Phillips was director of the Putnam County Development Authority 20 years ago, when officials in West Virginia were negotiating with Toyota over bringing a manufacturing plant to the state. Technology wasn’t as advanced as it is today, and the time difference between West Virginia and Japan could make things a little complicated.
When the faxes came in, Phillips said, she would call county commissioners and other officials, waking them up with the latest. Then, more faxes would go back to Japan.
“You did what you had to do,” Phillips said. “It is important to the community.”
Part of the urgency was because the county had to meet a deadline set by Toyota, she said. In a typical scenario, the timeline would be about five or six years, but Toyota only had 18 months to obtain permits and construct the plant.
“It was a crazy time,” Phillips said. “Everybody was excited. I’d go to my office and reporters would want to come in and interview me, and I couldn’t talk about it or confirm or deny.”
“I certainly wasn’t going to announce a plant, and people were very skeptical,” Phillips added.
“West Virginians have a fatalistic approach to life. I’d hear comments like, ‘This plant’s never coming to West Virginia,’ and I’d snap, ‘We just need to work out details.’”
Phillips remembered walking into a room of a law office in Charleston where there were 24 Toyota representatives at the table and being slightly intimidated.
“It was such a rush, because they were the best the country had to offer and I think we were the best too,” Phillips said. “They were excellent negotiators but we have good people on our side too.”
Twenty years ago today, on Sept. 18, 1996, the two sides officially got together and broke ground on the Toyota West Virginia Motor Manufacturing plant in Buffalo. Japanese and American officials planted 10 Japanese maple trees at the ceremony, which included ornamental lions and pagodas and a faux-rock waterfall.
As part of the negotiations, Putnam County gave up $10 million in property taxes — $1 million a year over 10 years, and the plant expanded before the 10-year mark was over, Phillips said. At the ceremony, Toyota announced a $500,000 donation to Putnam County schools.
She attributed much of the eventual success of the negotiations to Sen. Jay Rockefeller, D-W.Va., who had been a student in Japan and had been pushing to bring Japanese companies to West Virginia.
At the 1996 ceremony, Rockefeller said the plant made West Virginia “truly a part of the global economy.” Then-Gov. Gaston Caperton said, “The quality of the jobs, the sophisticated technology, the quality of the workplace make me even more proud to have such a world-class facility in West Virginia.”
County Commissioner Jim Caruthers said at the time that Toyota had already injected $2.1 million into Putnam County’s economy by developing roads, water and sewer systems, a bridge and a temporary office.

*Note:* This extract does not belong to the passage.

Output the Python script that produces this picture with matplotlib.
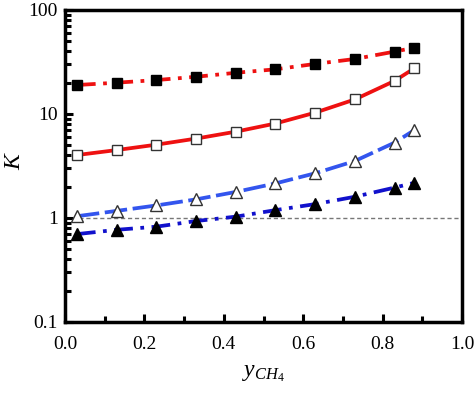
import matplotlib
matplotlib.use('Agg')
import matplotlib.pyplot as plt
from matplotlib.ticker import LogLocator, FixedLocator, NullFormatter

plt.rcParams.update({
    'font.family': 'serif',
    'font.serif': ['Liberation Serif', 'DejaVu Serif'],
    'mathtext.fontset': 'custom',
    'mathtext.it': 'Liberation Serif:italic',
    'mathtext.rm': 'Liberation Serif',
    'font.size': 12,
})

# ── Data ──
y_ch4 = [0.03, 0.13, 0.23, 0.33, 0.43, 0.53, 0.63, 0.73, 0.83, 0.88]
k_filled_sq = [19.0, 20.0, 21.2, 22.8, 24.9, 26.9, 30.3, 33.8, 39.8, 43.4]
k_open_sq = [4.03, 4.5, 5.07, 5.8, 6.76, 8.1, 10.3, 13.8, 20.8, 27.5]
k_open_tri = [1.04, 1.17, 1.32, 1.51, 1.78, 2.15, 2.69, 3.53, 5.3, 7.0]
k_filled_tri = [0.70, 0.77, 0.825, 0.935, 1.03, 1.19, 1.36, 1.6, 1.96, 2.18]

RED = '#EE1111'
BLUE = '#3355EE'
DBLUE = '#1111CC'

fig = plt.figure(figsize=(4.74, 3.97), dpi=100)
ax = fig.add_axes([65 / 474, 1 - 322 / 397, 397 / 474, 312 / 397])

# reference line K = 1
ax.axhline(1.0, color='#777777', lw=1.0, ls=(0, (3, 2)), zorder=1)

ax.plot(y_ch4, k_filled_sq, color=RED, lw=2.7, ls=(0, (5, 2, 1, 2)),
        marker='s', ms=6.5, mfc='black', mec='black', mew=1, zorder=3)
ax.plot(y_ch4, k_open_sq, color=RED, lw=2.7, ls='-',
        marker='s', ms=6.5, mfc='white', mec='#333333', mew=1, zorder=3)
ax.plot(y_ch4, k_open_tri, color=BLUE, lw=2.7, ls=(0, (6, 1.5)),
        marker='^', ms=8.5, mfc='white', mec='#333333', mew=1, zorder=3)
ax.plot(y_ch4, k_filled_tri, color=DBLUE, lw=2.7, ls=(0, (5, 2, 1, 2)),
        marker='^', ms=8.5, mfc='black', mec='black', mew=1, zorder=3)

ax.set_yscale('log')
ax.set_xlim(0.0, 1.0)
ax.set_ylim(0.1, 100)

ax.set_xticks([0.0, 0.2, 0.4, 0.6, 0.8, 1.0])
ax.set_xticklabels(['0.0', '0.2', '0.4', '0.6', '0.8', '1.0'])
ax.xaxis.set_minor_locator(FixedLocator([0.1, 0.3, 0.5, 0.7, 0.9]))
ax.set_yticks([0.1, 1, 10, 100])
ax.set_yticklabels(['0.1', '1', '10', '100'])
ax.yaxis.set_minor_locator(LogLocator(base=10, subs=range(2, 10)))
ax.yaxis.set_minor_formatter(NullFormatter())

ax.tick_params(which='both', direction='in', top=False, right=False,
               labelsize=14, width=2.2)
ax.tick_params(which='major', length=6)
ax.tick_params(which='minor', length=4)
ax.tick_params(axis='x', which='major', pad=10)
ax.tick_params(axis='y', which='major', pad=5)
for s in ax.spines.values():
    s.set_linewidth(2.5)

ax.set_xlabel(r'$y_{CH_4}$', fontsize=17)
ax.set_ylabel(r'$K$', fontsize=17)
ax.xaxis.set_label_coords(0.5, -(374 - 322) / 312)
ax.yaxis.set_label_coords(-(65 - 14) / 397, 1 - (160 - 10) / 312)
ax.xaxis.label.set_va('center')
ax.yaxis.label.set_va('center')

fig.savefig('out.png', dpi=100)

Jamie Barton remembers the news of the Toyota plant bringing hope. He used to ride through Buffalo growing up with his family, on the way from their Leon home to the Interstate 64 corridor when they wanted to go shopping. The field where the Toyota plant now stands was swampy, filled with dead trees and water.
“Before Toyota, it seemed like a lot of people were having to look outside of this area for jobs. Lot of jobs in this area weren’t good-paying jobs or had very good benefits,” Barton said. “Once Toyota decided to come here and build a plant here, there was a lot more hope in the area.”
Barton attended the first application acceptance day in Eleanor in 1997 and was selected for the testing process. That led to the interview process, and for Barton, a job in 1998.
Now at 44, he’s still at Toyota as a production team member in the tool reground department, where he resharpens all of the tools once they start to wear out. He’s performed this task for the last 18 years, and enjoys the challenge of working to help produce top-quality products, he said.
“[I’ve] been able to have a very good job with a great work schedule and great benefits,” Barton said. “It’s allowed me to stay here in the area and not have to go outside West Virginia to look for employment.”